We know that a fraction with 1 in the numerator can be written using a negative exponent. So, $$\frac{1}{x-y} = (x-y)^{-1}$$.
Substituting this into the logarithm:
$$\log_{(x-y)} ((x-y)^{-1})$$
Now, we use the logarithm property $$\log_b (A^k) = k \log_b A$$. Here, our base is $$(x-y)$$, our argument is $$(x-y)$$, and the exponent is $$-1$$.
Applying this property, the expression becomes:
$$-1 \cdot \log_{(x-y)} (x-y)$$

**step6** Final evaluation

The final step involves another fundamental logarithm property: $$\log_b b = 1$$. This means the logarithm of a number to the base of itself is 1, provided the base is positive and not equal to 1.
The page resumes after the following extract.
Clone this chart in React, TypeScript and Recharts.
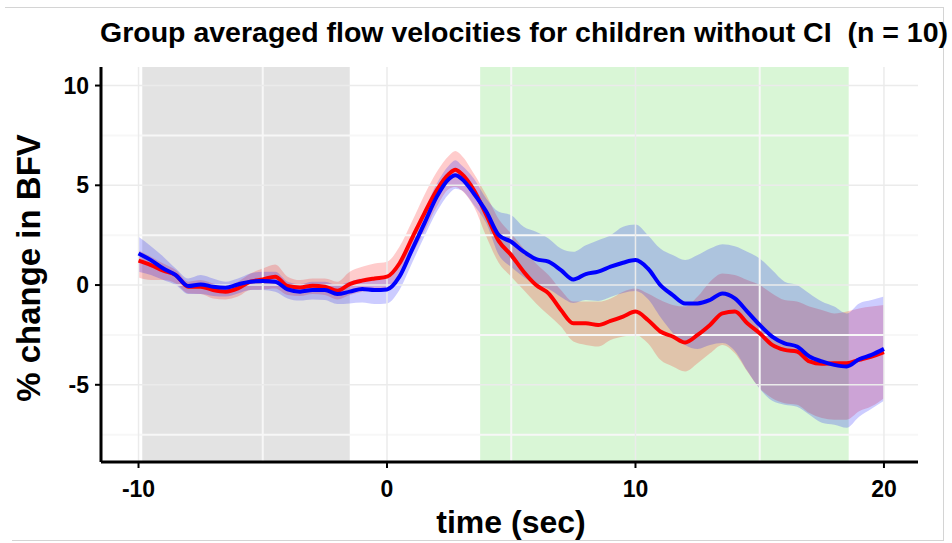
import {
  ComposedChart,
  Area,
  Line,
  XAxis,
  YAxis,
  ReferenceArea,
  ReferenceLine,
} from "recharts";

// time in seconds
const times = [
  -10, -9.5, -9, -8.5, -8, -7.5, -7, -6.5, -6, -5.5, -5, -4.5, -4, -3.5, -3, -2.5, -2, -1.5, -1, -0.5,
  0, 0.5, 1, 1.5, 2, 2.5, 2.75, 3, 3.5, 4, 4.5, 5, 5.5, 6, 6.5, 7, 7.5, 8, 8.5, 9, 9.5,
  10, 10.5, 11, 11.5, 12, 12.5, 13, 13.5, 14, 14.5, 15, 15.5, 16, 16.5, 17, 17.5, 18, 18.5, 19, 19.5, 20,
];

const redMean = [
  1.22, 1.0, 0.72, 0.5, -0.08, -0.08, -0.25, -0.33, -0.17, 0.17, 0.28, 0.42, -0.05, -0.12, -0.03, -0.08, -0.28, 0.05, 0.22, 0.33,
  0.42, 1.08, 2.33, 3.58, 4.75, 5.58, 5.78, 5.58, 4.75, 3.5, 2.2, 1.5, 0.67, 0, -0.42, -1.25, -1.92, -1.92, -2.0, -1.8, -1.58,
  -1.33, -1.75, -2.33, -2.58, -2.88, -2.5, -2.0, -1.42, -1.33, -1.92, -2.42, -3.0, -3.25, -3.33, -3.83, -3.95, -3.92, -3.92, -3.75, -3.58, -3.36,
];
const redHi = [
  1.75, 1.42, 1.08, 0.75, 0.17, 0.25, 0.08, -0.05, 0.17, 0.58, 0.83, 1.03, 0.42, 0.25, 0.33, 0.33, 0.17, 0.67, 0.92, 1.08,
  1.17, 1.92, 3.17, 4.5, 5.67, 6.5, 6.72, 6.5, 5.58, 4.5, 3.3, 2.58, 1.83, 1.08, 0.5, -0.25, -0.83, -0.83, -0.83, -0.67, -0.33,
  -0.17, -0.42, -0.75, -1.0, -1.08, -0.58, 0.17, 0.58, 0.5, 0.25, 0, -0.42, -0.75, -0.83, -1.08, -1.25, -1.42, -1.33, -1.17, -1.08, -1.0,
];
const redLo = [
  0.38, 0.25, 0.25, 0.08, -0.42, -0.45, -0.67, -0.72, -0.58, -0.25, -0.22, -0.17, -0.5, -0.55, -0.45, -0.5, -0.72, -0.5, -0.33, -0.25,
  -0.17, 0.33, 1.5, 2.67, 3.92, 4.83, 4.92, 4.75, 3.92, 2.42, 1.1, 0.42, -0.25, -0.92, -1.5, -2.08, -2.83, -3.0, -3.08, -2.75, -2.58,
  -2.5, -2.92, -3.75, -4.08, -4.33, -3.92, -3.42, -3.0, -3.42, -4.33, -5.17, -5.67, -5.92, -6.0, -6.42, -6.67, -6.75, -6.75, -6.33, -6.08, -5.67,
];

const blueMean = [
  1.58, 1.25, 0.83, 0.5, -0.05, 0.03, -0.08, -0.13, 0.03, 0.17, 0.2, 0.17, -0.22, -0.33, -0.25, -0.25, -0.45, -0.33, -0.2, -0.25,
  -0.22, 0.42, 1.75, 3.08, 4.42, 5.33, 5.5, 5.33, 4.58, 3.67, 2.5, 2.17, 1.67, 1.3, 1.17, 0.75, 0.28, 0.55, 0.67, 0.92, 1.12,
  1.25, 0.83, 0, -0.5, -0.92, -0.92, -0.75, -0.42, -0.67, -1.33, -2.0, -2.58, -2.92, -3.08, -3.58, -3.83, -4.0, -4.08, -3.72, -3.5, -3.2,
];
const blueHi = [
  2.42, 1.95, 1.42, 0.83, 0.33, 0.5, 0.33, 0.17, 0.33, 0.58, 0.67, 0.67, 0.17, 0.05, 0.17, 0.17, 0, 0.17, 0.33, 0.28,
  0.33, 1.0, 2.42, 3.75, 5.08, 6.0, 6.25, 6.0, 5.33, 4.33, 3.67, 3.5, 2.92, 2.67, 2.33, 1.83, 1.67, 2.0, 2.25, 2.5, 2.92,
  3.03, 2.5, 1.83, 1.5, 1.25, 1.5, 1.83, 2.05, 1.95, 1.67, 1.33, 0.75, 0.17, 0, -0.42, -0.83, -1.08, -1.42, -0.92, -0.75, -0.58,
];
const blueLo = [
  0.67, 0.5, 0.25, 0, -0.45, -0.45, -0.55, -0.58, -0.42, -0.25, -0.25, -0.33, -0.67, -0.78, -0.72, -0.75, -0.95, -0.92, -0.88, -0.95,
  -0.92, -0.25, 1.08, 2.42, 3.67, 4.58, 4.83, 4.75, 4.0, 3.08, 1.5, 0.9, 0.4, 0.0, -0.2, -0.6, -0.9, -0.75, -0.8, -0.6, -0.4,
  -0.3, -0.7, -1.6, -2.4, -3.0, -3.2, -3.0, -2.9, -3.3, -4.3, -5.2, -5.8, -6.0, -6.1, -6.5, -6.9, -7.0, -7.15, -6.6, -6.2, -5.8,
];

const xTicks = [-10, 0, 10, 20];
const yTicks = [-5, 0, 5, 10];
const xMinor = [-5, 5, 15];
const yMinor = [-7.5, -2.5, 2.5, 7.5];

const X_DOMAIN: [number, number] = [-11.51, 21.37];
const Y_DOMAIN: [number, number] = [-8.87, 10.93];

const rows = times.map((t, i) => ({
  t,
  red: redMean[i],
  blue: blueMean[i],
  redBand: [redLo[i], redHi[i]],
  blueBand: [blueLo[i], blueHi[i]],
}));

const font = "'Liberation Sans', Arial, sans-serif";
const tickStyle = { fill: "#000", fontSize: 23, fontWeight: "bold", fontFamily: font };

export default function App() {
  return (
    <div style={{ position: "absolute", left: 0, top: 0, width: 952, height: 543, background: "#fff" }}>
      <div style={{ position: "absolute", left: 5, top: 7, width: 938, height: 1, background: "#d4d4d4" }} />
      <div style={{ position: "absolute", left: 943, top: 7, width: 1, height: 534, background: "#d4d4d4" }} />
      <div style={{ position: "absolute", left: 12, top: 540, width: 932, height: 1, background: "#d4d4d4" }} />

      <ComposedChart
        width={952}
        height={543}
        data={rows}
        margin={{ top: 67, right: 34, bottom: 0, left: 0 }}
      >
        <XAxis
          type="number"
          dataKey="t"
          domain={X_DOMAIN}
          ticks={xTicks}
          allowDataOverflow
          height={81}
          axisLine={{ stroke: "#000", strokeWidth: 3 }}
          tickLine={{ stroke: "#000", strokeWidth: 2 }}
          tickSize={6}
          tickMargin={13}
          tick={tickStyle}
        />
        <YAxis
          type="number"
          domain={Y_DOMAIN}
          ticks={yTicks}
          allowDataOverflow
          width={101}
          axisLine={{ stroke: "#000", strokeWidth: 3 }}
          tickLine={{ stroke: "#000", strokeWidth: 2 }}
          tickSize={6}
          tickMargin={6}
          tick={tickStyle}
        />

        <ReferenceArea x1={-9.85} x2={-1.5} y1={Y_DOMAIN[0]} y2={Y_DOMAIN[1]} fill="#e3e3e3" fillOpacity={1} stroke="none" />
        <ReferenceArea x1={3.75} x2={18.58} y1={Y_DOMAIN[0]} y2={Y_DOMAIN[1]} fill="#d9f6d6" fillOpacity={1} stroke="none" />

        {xMinor.map((v) => (
          <ReferenceLine key={"xm" + v} x={v} stroke="#f7f7f7" strokeWidth={2} />
        ))}
        {yMinor.map((v) => (
          <ReferenceLine key={"ym" + v} y={v} stroke="#f7f7f7" strokeWidth={2} />
        ))}
        {xTicks.map((v) => (
          <ReferenceLine key={"x" + v} x={v} stroke="#ebebeb" strokeWidth={1.5} />
        ))}
        {yTicks.map((v) => (
          <ReferenceLine key={"y" + v} y={v} stroke="#ebebeb" strokeWidth={1.5} />
        ))}

        <Area
          type="monotone"
          dataKey="redBand"
          fill="#ff0000"
          fillOpacity={0.2}
          stroke="none"
          isAnimationActive={false}
        />
        <Area
          type="monotone"
          dataKey="blueBand"
          fill="#0000ff"
          fillOpacity={0.2}
          stroke="none"
          isAnimationActive={false}
        />
        <Line type="monotone" dataKey="red" stroke="#ff0000" strokeWidth={4} dot={false} isAnimationActive={false} />
        <Line type="monotone" dataKey="blue" stroke="#0000ff" strokeWidth={4} dot={false} isAnimationActive={false} />
      </ComposedChart>

      <div
        style={{
          position: "absolute",
          left: 100,
          top: 16,
          fontFamily: font,
          fontWeight: "bold",
          fontSize: 28.5,
          whiteSpace: "pre",
          color: "#000",
        }}
      >
        {"Group averaged flow velocities for children without CI  (n = 10)"}
      </div>
      <div
        style={{
          position: "absolute",
          left: 511,
          top: 522,
          transform: "translate(-50%, -50%)",
          fontFamily: font,
          fontWeight: "bold",
          fontSize: 32,
          whiteSpace: "pre",
          color: "#000",
        }}
      >
        time (sec)
      </div>
      <div
        style={{
          position: "absolute",
          left: 29,
          top: 268,
          transform: "translate(-50%, -50%) rotate(-90deg)",
          fontFamily: font,
          fontWeight: "bold",
          fontSize: 33,
          whiteSpace: "pre",
          color: "#000",
        }}
      >
        % change in BFV
      </div>
    </div>
  );
}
From the problem statement, we are given $$x>y$$, which implies $$x-y > 0$$.
Also, for the logarithm to be well-defined and yield a numerical value, we must assume that $$(x-y) \neq 1$$. (If $$(x-y)=1$$, then $$(x+y)=1$$, meaning $$x=1, y=0$$, and the expression becomes $$\log_1 1$$, which is undefined).
Assuming a well-defined logarithm, we have $$\log_{(x-y)} (x-y) = 1$$.
Substituting this value back into our expression from the previous step:
$$-1 \cdot 1 = -1$$
Therefore, the value of the expression is $$-1$$.